» PROBLEM DETAILS
Each line of the material below that holds the word "this" needs to be copied.

++++ DATASET ROWS ++++

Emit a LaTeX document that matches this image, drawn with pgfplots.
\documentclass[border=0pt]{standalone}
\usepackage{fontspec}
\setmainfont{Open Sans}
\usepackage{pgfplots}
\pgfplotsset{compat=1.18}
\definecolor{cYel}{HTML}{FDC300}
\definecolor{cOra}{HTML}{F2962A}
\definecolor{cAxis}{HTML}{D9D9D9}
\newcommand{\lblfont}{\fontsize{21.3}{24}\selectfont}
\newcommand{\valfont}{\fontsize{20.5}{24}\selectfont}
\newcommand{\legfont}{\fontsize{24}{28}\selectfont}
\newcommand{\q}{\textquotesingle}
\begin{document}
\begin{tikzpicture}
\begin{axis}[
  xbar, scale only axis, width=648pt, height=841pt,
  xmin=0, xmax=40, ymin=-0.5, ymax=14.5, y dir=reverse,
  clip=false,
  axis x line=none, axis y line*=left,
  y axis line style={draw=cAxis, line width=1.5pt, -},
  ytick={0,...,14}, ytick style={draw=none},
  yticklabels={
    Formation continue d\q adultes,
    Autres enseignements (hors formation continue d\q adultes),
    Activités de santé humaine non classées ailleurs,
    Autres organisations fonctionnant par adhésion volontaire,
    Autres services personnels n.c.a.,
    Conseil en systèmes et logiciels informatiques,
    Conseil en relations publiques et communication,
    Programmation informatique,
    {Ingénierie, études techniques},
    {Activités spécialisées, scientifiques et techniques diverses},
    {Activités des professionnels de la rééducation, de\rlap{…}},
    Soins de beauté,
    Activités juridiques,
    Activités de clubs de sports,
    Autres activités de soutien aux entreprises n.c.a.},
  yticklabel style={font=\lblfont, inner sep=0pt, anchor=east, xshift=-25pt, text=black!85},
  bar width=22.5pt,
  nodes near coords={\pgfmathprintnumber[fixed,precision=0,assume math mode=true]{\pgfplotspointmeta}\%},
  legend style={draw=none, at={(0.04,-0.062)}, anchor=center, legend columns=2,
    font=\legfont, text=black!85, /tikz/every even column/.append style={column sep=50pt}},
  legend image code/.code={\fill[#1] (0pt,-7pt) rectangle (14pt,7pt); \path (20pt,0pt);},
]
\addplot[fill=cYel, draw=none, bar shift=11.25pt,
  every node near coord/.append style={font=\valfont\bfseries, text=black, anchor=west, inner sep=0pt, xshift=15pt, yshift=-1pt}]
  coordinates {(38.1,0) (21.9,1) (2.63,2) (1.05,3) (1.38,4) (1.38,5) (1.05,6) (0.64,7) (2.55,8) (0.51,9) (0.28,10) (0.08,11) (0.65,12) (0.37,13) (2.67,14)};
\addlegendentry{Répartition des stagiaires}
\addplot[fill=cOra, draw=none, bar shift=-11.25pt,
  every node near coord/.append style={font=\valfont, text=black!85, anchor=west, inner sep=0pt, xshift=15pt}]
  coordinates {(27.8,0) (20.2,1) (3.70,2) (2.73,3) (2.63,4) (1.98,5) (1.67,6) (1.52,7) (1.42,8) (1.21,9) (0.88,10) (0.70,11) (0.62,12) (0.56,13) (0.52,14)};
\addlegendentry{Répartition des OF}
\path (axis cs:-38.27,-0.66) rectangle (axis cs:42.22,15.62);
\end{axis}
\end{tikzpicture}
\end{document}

++++
++++ DATASET ROWS ++++

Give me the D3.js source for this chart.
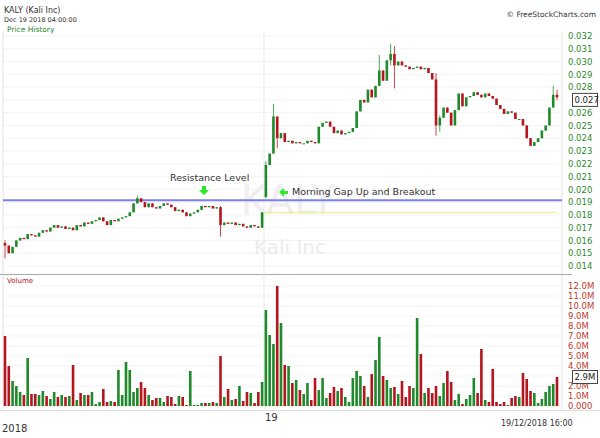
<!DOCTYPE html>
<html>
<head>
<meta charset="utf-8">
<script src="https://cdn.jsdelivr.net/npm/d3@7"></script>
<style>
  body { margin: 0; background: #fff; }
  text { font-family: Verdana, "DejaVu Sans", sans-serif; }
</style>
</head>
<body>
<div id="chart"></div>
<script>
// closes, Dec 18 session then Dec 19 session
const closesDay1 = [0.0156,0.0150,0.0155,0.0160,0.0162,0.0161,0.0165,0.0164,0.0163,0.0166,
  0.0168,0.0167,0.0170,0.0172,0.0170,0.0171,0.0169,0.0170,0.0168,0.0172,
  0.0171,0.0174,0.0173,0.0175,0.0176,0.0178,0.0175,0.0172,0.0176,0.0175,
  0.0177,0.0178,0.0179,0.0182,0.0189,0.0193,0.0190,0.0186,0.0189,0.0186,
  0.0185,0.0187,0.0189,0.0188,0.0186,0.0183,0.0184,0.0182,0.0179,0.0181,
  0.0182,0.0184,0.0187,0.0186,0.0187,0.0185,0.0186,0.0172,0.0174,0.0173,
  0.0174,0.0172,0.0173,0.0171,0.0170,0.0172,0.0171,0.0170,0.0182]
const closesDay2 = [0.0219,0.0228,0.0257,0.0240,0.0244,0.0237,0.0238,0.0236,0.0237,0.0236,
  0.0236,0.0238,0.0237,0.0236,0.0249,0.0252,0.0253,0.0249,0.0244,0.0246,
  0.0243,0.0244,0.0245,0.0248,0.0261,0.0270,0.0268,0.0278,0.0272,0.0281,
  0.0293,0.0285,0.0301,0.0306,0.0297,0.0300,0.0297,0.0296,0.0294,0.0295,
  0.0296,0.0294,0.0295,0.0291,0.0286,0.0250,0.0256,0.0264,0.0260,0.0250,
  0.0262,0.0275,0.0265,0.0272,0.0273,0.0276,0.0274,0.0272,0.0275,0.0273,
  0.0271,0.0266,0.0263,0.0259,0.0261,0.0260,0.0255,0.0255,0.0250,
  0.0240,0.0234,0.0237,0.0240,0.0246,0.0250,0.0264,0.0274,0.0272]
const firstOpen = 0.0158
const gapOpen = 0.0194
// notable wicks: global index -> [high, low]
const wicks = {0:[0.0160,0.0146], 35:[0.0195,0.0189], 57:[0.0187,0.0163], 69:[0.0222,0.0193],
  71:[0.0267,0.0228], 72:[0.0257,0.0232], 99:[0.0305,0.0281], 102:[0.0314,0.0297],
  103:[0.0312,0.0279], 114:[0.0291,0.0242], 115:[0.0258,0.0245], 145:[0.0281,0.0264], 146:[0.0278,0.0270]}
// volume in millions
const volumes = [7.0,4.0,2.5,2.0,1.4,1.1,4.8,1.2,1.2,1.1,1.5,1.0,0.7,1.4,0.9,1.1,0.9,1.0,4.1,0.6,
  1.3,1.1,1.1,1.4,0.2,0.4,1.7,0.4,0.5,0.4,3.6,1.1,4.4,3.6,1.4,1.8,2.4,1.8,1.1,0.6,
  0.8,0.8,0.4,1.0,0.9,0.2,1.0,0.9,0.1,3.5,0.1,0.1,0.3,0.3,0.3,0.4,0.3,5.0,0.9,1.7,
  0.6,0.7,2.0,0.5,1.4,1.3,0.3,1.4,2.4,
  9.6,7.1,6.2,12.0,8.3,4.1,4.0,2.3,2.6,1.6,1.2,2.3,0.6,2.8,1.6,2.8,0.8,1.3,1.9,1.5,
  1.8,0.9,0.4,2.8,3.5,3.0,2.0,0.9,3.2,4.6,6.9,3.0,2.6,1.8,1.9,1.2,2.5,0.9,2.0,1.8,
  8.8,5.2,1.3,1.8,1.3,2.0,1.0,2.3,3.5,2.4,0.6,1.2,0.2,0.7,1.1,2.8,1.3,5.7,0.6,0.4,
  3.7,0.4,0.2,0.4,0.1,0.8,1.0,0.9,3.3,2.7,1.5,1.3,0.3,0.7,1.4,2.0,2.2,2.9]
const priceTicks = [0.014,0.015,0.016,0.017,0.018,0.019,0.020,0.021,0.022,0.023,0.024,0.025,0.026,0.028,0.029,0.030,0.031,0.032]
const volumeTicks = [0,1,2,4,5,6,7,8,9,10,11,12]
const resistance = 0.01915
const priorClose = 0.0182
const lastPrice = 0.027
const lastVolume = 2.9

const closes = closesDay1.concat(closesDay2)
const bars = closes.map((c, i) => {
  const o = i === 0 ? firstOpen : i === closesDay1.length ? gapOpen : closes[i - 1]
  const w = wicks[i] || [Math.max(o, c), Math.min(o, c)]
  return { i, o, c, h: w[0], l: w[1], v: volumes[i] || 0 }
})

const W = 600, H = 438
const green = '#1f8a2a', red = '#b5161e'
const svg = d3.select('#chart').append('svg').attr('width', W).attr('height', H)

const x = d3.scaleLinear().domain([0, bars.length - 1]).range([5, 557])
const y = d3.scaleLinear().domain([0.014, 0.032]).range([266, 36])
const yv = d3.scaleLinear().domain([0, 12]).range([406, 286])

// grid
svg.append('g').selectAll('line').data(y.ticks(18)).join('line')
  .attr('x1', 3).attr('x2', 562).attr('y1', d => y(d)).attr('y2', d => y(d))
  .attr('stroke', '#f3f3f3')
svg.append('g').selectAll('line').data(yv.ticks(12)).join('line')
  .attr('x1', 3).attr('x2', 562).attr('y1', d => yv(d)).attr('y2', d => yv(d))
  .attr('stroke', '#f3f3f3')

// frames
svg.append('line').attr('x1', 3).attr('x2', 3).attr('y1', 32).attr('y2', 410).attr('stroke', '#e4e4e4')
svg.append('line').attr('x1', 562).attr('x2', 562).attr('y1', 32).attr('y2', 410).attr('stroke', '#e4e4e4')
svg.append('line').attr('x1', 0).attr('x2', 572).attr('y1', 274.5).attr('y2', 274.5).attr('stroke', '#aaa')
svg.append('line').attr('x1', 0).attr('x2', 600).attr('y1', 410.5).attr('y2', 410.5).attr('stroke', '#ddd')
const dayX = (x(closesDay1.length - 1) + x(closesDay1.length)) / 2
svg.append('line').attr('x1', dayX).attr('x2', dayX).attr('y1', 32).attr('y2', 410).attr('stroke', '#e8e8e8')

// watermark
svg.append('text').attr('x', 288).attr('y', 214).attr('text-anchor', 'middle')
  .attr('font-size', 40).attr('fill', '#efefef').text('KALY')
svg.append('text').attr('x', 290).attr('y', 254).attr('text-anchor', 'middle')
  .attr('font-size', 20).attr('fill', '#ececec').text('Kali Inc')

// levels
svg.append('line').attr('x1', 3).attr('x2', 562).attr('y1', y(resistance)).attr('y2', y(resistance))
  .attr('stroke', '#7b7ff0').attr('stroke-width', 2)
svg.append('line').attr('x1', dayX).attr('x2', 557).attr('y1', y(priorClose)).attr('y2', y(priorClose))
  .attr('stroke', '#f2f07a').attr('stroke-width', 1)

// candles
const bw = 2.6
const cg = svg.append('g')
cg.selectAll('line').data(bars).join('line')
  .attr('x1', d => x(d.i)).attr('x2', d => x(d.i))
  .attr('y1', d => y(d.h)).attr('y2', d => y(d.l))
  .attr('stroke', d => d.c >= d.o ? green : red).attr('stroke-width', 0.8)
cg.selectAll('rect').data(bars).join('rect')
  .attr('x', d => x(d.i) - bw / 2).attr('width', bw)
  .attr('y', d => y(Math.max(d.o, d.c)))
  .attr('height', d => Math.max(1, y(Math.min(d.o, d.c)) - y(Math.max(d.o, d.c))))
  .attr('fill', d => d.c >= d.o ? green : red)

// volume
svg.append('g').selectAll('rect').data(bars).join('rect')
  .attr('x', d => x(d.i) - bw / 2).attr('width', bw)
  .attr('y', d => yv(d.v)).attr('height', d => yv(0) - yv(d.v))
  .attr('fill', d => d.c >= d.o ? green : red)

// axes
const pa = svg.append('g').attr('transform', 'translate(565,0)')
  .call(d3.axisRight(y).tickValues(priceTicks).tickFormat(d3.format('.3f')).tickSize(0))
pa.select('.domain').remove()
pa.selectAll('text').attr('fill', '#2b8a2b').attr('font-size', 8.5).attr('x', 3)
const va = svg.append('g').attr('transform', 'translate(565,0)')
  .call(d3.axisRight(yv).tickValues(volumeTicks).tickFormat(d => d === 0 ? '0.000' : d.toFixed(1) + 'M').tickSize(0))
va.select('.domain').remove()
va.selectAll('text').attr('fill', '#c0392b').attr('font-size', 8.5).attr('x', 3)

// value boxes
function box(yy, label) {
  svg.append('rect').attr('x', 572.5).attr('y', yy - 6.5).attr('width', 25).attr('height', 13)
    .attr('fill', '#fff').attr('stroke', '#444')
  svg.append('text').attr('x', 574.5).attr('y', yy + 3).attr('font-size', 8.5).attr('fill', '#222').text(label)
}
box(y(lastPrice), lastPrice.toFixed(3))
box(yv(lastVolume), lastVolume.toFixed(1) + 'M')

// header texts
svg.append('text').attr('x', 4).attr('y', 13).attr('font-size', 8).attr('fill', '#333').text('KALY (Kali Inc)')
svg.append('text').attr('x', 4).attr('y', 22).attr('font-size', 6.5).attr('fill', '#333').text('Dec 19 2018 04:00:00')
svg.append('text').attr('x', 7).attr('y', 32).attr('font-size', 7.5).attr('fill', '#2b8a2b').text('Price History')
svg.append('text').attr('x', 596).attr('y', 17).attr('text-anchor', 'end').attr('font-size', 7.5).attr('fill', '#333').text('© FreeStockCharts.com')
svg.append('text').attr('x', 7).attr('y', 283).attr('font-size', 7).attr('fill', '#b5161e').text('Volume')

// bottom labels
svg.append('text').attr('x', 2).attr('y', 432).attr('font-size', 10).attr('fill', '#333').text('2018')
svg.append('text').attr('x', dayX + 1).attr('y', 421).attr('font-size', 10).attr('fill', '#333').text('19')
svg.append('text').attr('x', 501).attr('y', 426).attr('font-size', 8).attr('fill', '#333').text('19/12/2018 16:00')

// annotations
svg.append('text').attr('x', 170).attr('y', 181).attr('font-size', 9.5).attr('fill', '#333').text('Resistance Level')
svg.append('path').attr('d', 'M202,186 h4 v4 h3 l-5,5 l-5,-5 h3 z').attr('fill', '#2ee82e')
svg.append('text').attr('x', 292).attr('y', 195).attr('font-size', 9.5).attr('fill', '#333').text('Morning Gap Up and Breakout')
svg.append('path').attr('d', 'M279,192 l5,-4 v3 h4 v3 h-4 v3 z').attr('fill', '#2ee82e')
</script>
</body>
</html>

++++

» CORRECT RESPONSE
Emit a LaTeX document that matches this image, drawn with pgfplots.
Give me the D3.js source for this chart.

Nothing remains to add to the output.